Stored records:
--------

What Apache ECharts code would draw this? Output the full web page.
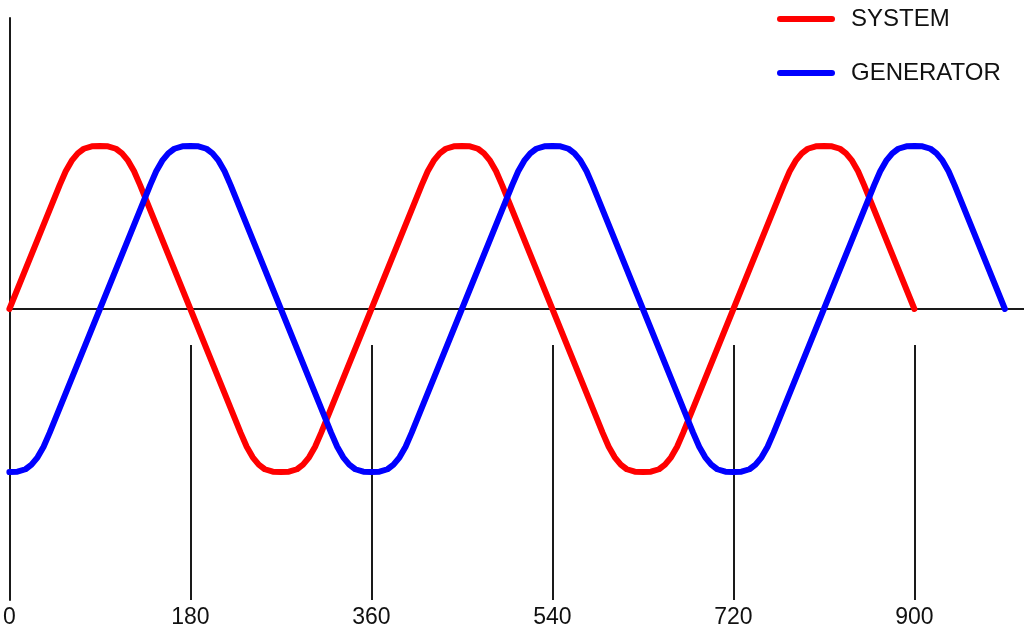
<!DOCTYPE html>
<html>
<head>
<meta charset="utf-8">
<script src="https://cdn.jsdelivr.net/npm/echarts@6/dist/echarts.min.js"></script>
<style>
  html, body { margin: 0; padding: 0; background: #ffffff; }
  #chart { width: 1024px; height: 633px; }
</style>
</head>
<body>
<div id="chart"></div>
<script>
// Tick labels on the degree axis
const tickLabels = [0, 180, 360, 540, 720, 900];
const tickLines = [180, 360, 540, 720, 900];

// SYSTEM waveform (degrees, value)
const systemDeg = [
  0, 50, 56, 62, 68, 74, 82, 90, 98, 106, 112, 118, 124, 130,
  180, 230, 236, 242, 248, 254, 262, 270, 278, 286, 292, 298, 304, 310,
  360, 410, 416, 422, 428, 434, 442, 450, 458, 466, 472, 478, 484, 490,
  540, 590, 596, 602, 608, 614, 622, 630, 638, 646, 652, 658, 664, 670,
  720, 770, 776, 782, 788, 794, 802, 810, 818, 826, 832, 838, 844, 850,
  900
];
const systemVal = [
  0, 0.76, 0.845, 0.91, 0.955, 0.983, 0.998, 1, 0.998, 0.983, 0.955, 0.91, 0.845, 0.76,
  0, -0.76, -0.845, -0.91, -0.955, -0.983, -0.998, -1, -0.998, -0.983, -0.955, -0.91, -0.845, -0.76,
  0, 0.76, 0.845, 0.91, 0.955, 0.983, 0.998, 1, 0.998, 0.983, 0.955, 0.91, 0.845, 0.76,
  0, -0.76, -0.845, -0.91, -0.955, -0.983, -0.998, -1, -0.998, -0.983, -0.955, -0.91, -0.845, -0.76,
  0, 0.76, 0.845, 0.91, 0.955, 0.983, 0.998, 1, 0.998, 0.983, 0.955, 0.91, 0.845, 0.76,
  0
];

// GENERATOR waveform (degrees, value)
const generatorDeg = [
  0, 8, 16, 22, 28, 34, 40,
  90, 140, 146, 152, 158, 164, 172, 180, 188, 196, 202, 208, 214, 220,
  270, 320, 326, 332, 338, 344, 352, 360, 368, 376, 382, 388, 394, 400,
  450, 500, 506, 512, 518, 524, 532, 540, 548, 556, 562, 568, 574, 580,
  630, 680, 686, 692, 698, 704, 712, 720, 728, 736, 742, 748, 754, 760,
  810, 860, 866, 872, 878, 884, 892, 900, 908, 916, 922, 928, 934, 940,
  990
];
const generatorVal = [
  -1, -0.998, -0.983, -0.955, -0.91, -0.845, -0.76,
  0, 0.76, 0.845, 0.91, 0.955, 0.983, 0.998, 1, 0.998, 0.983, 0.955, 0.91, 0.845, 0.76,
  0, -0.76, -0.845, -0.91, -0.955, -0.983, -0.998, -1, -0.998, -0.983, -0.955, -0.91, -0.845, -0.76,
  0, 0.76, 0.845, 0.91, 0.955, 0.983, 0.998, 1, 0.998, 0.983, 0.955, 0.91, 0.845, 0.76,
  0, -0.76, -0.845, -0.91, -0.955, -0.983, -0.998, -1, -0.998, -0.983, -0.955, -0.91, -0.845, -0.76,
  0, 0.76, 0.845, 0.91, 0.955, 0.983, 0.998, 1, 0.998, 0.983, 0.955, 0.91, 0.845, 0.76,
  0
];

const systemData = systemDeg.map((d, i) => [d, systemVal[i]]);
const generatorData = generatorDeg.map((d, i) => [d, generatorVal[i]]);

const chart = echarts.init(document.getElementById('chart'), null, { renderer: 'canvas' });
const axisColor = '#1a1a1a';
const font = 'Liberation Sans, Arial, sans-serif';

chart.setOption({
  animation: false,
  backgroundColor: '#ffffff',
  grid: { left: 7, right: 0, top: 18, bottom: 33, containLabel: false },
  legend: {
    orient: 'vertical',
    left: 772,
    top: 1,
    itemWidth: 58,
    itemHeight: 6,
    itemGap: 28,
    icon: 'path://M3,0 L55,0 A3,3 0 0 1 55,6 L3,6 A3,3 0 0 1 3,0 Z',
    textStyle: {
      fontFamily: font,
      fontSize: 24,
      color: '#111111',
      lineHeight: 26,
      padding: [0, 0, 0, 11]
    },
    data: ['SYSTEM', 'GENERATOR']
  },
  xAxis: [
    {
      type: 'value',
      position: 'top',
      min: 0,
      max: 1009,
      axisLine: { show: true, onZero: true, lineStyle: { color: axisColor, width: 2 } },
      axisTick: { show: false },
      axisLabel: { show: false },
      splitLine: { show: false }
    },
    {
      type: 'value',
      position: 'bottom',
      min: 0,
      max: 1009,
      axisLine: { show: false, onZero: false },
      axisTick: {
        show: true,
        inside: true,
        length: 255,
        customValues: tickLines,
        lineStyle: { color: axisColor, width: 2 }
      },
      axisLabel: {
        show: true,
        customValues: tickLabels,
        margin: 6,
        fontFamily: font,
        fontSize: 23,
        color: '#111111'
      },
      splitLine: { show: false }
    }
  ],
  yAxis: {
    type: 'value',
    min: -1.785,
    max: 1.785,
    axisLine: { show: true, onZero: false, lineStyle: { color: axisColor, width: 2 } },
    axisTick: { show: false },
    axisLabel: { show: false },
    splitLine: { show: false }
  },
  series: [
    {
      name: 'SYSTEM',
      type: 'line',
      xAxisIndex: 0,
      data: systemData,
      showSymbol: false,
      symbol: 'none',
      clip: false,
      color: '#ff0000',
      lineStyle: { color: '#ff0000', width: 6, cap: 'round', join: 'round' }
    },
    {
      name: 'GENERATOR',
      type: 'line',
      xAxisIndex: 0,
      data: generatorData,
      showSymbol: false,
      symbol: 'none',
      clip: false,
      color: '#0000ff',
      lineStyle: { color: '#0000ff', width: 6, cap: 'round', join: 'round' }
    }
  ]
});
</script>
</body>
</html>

--------

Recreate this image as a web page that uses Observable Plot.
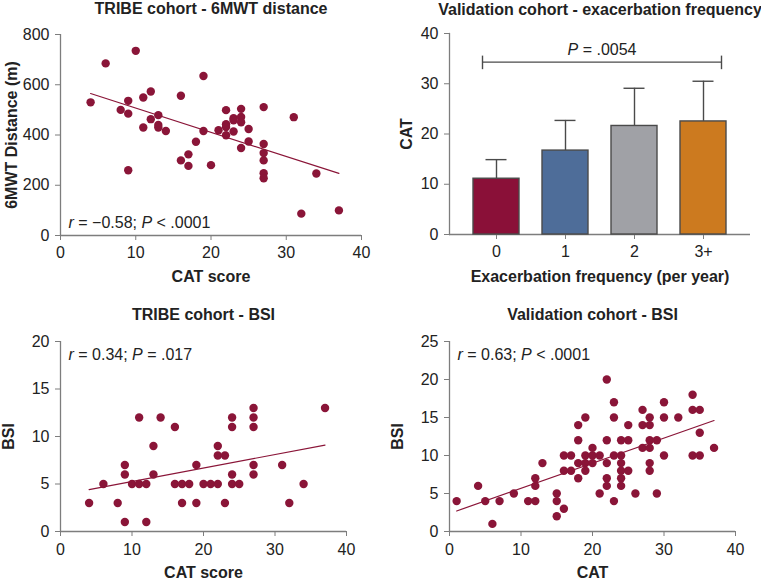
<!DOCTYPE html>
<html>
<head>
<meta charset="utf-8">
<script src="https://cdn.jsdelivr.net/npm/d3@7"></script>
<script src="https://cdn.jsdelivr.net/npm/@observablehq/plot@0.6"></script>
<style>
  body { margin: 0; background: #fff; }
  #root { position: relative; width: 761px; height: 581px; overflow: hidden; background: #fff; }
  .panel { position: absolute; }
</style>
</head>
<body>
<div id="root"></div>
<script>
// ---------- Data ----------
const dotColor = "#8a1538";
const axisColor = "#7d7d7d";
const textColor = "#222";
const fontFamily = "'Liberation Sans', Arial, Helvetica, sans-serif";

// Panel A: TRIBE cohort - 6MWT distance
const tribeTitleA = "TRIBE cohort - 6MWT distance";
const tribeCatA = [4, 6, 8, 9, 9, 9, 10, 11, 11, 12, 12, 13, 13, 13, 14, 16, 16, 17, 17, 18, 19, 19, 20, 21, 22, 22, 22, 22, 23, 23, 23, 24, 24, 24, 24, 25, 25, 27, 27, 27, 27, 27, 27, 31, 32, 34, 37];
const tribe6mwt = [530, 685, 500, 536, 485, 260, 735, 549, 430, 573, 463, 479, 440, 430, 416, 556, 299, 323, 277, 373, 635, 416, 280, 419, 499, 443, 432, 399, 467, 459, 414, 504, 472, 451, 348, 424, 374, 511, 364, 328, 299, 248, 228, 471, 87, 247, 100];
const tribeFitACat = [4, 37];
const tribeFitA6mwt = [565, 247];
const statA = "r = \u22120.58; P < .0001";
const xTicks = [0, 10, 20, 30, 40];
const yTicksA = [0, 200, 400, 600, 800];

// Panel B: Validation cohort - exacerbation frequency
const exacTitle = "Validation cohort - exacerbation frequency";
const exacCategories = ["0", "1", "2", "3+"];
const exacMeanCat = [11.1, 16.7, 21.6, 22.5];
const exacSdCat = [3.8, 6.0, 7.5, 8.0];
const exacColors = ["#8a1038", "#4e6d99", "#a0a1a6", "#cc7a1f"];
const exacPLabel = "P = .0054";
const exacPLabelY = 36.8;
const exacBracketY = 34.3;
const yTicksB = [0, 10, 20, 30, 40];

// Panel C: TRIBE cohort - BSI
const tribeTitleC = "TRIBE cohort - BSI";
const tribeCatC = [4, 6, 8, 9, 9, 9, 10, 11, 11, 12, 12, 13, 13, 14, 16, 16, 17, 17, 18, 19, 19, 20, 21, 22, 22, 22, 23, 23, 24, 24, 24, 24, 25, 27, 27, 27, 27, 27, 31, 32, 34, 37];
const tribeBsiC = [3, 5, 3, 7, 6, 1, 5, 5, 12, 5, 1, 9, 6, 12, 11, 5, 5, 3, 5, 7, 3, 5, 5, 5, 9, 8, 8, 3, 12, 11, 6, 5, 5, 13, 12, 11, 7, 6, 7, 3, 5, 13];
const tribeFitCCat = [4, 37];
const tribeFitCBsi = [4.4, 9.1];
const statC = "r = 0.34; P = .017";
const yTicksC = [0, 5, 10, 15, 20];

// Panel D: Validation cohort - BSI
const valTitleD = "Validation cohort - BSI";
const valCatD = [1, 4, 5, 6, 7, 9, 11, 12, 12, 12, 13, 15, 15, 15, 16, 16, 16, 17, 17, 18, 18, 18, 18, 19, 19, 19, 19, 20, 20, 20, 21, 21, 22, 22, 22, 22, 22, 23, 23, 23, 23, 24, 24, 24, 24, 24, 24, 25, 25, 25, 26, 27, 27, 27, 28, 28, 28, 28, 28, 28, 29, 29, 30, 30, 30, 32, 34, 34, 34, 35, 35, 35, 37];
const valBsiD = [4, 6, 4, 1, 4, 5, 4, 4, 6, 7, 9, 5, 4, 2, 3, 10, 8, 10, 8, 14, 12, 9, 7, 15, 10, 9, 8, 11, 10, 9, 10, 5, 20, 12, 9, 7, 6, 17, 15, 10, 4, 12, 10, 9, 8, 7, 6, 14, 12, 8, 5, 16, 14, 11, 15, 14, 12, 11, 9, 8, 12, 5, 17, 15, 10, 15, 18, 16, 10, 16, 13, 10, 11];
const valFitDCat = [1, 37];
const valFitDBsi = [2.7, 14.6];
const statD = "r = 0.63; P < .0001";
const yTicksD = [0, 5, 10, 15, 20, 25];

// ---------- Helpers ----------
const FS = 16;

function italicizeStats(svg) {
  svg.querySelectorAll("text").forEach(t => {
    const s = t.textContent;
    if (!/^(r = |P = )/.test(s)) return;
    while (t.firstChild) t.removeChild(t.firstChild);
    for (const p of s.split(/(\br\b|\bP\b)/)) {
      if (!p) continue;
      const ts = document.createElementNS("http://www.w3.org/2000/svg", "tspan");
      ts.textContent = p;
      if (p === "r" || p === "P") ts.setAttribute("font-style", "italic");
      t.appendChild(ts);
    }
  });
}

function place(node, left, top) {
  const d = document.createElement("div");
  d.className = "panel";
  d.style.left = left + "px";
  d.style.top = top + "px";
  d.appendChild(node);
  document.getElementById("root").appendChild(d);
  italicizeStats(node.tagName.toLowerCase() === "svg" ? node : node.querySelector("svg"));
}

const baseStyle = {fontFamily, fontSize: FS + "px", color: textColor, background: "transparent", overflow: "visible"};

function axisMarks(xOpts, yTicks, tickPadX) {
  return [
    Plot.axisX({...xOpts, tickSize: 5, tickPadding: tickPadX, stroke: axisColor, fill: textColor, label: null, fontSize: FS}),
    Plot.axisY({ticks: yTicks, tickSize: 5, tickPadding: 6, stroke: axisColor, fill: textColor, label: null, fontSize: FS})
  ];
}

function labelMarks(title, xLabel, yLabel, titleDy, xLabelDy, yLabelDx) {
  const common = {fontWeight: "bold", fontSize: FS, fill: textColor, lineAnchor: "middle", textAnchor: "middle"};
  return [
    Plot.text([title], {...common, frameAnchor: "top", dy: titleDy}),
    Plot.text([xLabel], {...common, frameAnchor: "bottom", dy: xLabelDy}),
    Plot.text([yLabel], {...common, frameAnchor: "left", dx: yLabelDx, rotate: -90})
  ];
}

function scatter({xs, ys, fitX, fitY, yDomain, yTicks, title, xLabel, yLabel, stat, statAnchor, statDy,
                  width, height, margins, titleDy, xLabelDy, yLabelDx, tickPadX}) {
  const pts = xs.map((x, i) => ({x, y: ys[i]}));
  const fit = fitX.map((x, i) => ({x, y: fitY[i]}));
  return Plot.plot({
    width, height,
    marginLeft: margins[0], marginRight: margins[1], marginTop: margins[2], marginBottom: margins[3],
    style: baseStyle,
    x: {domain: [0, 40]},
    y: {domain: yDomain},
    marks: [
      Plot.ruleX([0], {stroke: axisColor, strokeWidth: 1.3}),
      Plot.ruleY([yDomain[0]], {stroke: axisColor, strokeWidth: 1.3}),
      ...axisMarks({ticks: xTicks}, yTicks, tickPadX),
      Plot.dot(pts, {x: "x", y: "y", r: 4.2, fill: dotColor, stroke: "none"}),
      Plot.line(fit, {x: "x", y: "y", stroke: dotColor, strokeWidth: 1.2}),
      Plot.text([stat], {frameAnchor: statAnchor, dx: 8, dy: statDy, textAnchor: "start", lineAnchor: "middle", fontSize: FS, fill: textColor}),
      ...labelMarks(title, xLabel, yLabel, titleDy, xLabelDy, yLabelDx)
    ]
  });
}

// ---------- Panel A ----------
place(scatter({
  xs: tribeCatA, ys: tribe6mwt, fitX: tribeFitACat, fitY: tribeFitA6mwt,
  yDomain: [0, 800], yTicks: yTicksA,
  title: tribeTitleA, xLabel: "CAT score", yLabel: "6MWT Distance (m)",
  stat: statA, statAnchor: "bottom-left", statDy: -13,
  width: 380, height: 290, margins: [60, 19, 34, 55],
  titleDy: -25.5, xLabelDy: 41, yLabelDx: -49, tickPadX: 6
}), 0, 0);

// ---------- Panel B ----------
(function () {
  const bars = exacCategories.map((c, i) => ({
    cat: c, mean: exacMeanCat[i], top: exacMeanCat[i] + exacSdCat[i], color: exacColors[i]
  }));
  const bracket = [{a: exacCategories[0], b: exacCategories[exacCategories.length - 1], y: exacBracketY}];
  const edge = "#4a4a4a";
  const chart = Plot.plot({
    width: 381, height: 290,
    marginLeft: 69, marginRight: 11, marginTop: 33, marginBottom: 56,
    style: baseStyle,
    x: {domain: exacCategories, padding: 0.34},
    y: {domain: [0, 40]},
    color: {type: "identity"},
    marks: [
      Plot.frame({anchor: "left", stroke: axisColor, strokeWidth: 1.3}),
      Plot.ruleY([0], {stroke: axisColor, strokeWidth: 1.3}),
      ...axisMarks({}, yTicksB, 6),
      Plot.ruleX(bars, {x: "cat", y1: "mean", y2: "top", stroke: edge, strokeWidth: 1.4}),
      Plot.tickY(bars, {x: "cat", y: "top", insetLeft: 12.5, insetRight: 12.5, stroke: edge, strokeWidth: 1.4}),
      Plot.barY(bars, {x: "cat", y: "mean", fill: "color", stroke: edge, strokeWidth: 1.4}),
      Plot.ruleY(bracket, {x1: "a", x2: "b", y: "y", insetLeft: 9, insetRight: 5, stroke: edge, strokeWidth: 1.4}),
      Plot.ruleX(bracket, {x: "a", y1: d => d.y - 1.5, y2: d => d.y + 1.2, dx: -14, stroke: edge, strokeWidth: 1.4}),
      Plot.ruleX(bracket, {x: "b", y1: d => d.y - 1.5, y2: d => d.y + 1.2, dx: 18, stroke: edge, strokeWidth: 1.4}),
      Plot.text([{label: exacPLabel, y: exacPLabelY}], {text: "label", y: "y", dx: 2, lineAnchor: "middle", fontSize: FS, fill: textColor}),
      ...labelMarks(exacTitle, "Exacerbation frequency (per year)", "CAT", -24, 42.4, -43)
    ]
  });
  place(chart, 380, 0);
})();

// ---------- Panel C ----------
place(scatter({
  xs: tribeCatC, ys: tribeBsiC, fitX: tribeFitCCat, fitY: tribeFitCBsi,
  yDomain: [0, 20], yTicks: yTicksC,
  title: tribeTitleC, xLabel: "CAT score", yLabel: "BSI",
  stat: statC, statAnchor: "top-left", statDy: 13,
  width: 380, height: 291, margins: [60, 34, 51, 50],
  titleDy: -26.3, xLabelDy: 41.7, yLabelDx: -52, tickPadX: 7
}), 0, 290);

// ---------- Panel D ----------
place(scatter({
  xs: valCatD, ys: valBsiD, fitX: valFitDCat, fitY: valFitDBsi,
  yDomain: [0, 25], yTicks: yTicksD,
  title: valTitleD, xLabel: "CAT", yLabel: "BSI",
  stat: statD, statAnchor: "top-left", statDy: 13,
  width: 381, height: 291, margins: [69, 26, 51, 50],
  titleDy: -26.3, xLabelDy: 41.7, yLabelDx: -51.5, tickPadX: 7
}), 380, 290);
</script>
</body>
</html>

--------

## GIVEN EXERCISE
Copy out only the lines from the one containing "What Apache ECharts" through the one containing "const tickLines = [180, 360, 540, 720, 900];", exactly, with both ends. Any picture is left out.

## SOLUTION FOR THIS TASK
What Apache ECharts code would draw this? Output the full web page.
<!DOCTYPE html>
<html>
<head>
<meta charset="utf-8">
<script src="https://cdn.jsdelivr.net/npm/echarts@6/dist/echarts.min.js"></script>
<style>
  html, body { margin: 0; padding: 0; background: #ffffff; }
  #chart { width: 1024px; height: 633px; }
</style>
</head>
<body>
<div id="chart"></div>
<script>
// Tick labels on the degree axis
const tickLabels = [0, 180, 360, 540, 720, 900];
const tickLines = [180, 360, 540, 720, 900];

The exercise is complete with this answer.